#### Data segment:
====================
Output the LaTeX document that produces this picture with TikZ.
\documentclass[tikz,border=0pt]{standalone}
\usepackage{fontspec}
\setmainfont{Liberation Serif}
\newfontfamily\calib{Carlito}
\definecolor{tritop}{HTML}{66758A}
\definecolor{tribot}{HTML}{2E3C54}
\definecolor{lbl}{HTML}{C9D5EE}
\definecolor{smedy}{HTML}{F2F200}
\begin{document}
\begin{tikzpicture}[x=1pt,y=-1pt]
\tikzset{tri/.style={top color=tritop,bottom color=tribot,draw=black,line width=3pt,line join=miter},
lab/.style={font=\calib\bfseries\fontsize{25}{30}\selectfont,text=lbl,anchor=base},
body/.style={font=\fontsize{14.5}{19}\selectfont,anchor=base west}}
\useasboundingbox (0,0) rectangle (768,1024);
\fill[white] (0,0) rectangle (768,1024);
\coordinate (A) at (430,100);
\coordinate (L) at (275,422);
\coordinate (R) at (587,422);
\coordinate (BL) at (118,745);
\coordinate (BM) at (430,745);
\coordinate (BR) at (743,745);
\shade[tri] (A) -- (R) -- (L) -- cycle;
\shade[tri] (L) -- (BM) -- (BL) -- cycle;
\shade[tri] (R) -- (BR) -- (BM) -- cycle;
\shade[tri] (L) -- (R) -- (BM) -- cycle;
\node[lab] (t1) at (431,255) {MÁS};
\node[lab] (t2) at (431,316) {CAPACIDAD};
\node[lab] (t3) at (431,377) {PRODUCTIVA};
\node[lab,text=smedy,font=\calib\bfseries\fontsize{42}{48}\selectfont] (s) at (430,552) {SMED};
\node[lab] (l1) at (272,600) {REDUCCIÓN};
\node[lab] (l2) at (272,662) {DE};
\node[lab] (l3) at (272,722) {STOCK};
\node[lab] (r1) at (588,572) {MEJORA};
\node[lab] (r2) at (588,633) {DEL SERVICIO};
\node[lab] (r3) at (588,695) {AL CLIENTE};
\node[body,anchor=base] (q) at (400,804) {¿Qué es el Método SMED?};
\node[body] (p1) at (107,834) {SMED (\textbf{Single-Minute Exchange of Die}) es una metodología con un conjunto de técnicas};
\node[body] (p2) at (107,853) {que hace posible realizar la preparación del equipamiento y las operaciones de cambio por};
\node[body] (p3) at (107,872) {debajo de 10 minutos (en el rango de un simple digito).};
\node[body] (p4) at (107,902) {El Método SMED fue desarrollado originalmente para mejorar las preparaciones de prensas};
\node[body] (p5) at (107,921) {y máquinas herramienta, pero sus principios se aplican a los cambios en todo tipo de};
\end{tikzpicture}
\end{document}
====================
#### Task:
Give the complete listing a second time, exactly as it reads.

#### Output below:
Output the LaTeX document that produces this picture with TikZ.
\documentclass[tikz,border=0pt]{standalone}
\usepackage{fontspec}
\setmainfont{Liberation Serif}
\newfontfamily\calib{Carlito}
\definecolor{tritop}{HTML}{66758A}
\definecolor{tribot}{HTML}{2E3C54}
\definecolor{lbl}{HTML}{C9D5EE}
\definecolor{smedy}{HTML}{F2F200}
\begin{document}
\begin{tikzpicture}[x=1pt,y=-1pt]
\tikzset{tri/.style={top color=tritop,bottom color=tribot,draw=black,line width=3pt,line join=miter},
lab/.style={font=\calib\bfseries\fontsize{25}{30}\selectfont,text=lbl,anchor=base},
body/.style={font=\fontsize{14.5}{19}\selectfont,anchor=base west}}
\useasboundingbox (0,0) rectangle (768,1024);
\fill[white] (0,0) rectangle (768,1024);
\coordinate (A) at (430,100);
\coordinate (L) at (275,422);
\coordinate (R) at (587,422);
\coordinate (BL) at (118,745);
\coordinate (BM) at (430,745);
\coordinate (BR) at (743,745);
\shade[tri] (A) -- (R) -- (L) -- cycle;
\shade[tri] (L) -- (BM) -- (BL) -- cycle;
\shade[tri] (R) -- (BR) -- (BM) -- cycle;
\shade[tri] (L) -- (R) -- (BM) -- cycle;
\node[lab] (t1) at (431,255) {MÁS};
\node[lab] (t2) at (431,316) {CAPACIDAD};
\node[lab] (t3) at (431,377) {PRODUCTIVA};
\node[lab,text=smedy,font=\calib\bfseries\fontsize{42}{48}\selectfont] (s) at (430,552) {SMED};
\node[lab] (l1) at (272,600) {REDUCCIÓN};
\node[lab] (l2) at (272,662) {DE};
\node[lab] (l3) at (272,722) {STOCK};
\node[lab] (r1) at (588,572) {MEJORA};
\node[lab] (r2) at (588,633) {DEL SERVICIO};
\node[lab] (r3) at (588,695) {AL CLIENTE};
\node[body,anchor=base] (q) at (400,804) {¿Qué es el Método SMED?};
\node[body] (p1) at (107,834) {SMED (\textbf{Single-Minute Exchange of Die}) es una metodología con un conjunto de técnicas};
\node[body] (p2) at (107,853) {que hace posible realizar la preparación del equipamiento y las operaciones de cambio por};
\node[body] (p3) at (107,872) {debajo de 10 minutos (en el rango de un simple digito).};
\node[body] (p4) at (107,902) {El Método SMED fue desarrollado originalmente para mejorar las preparaciones de prensas};
\node[body] (p5) at (107,921) {y máquinas herramienta, pero sus principios se aplican a los cambios en todo tipo de};
\end{tikzpicture}
\end{document}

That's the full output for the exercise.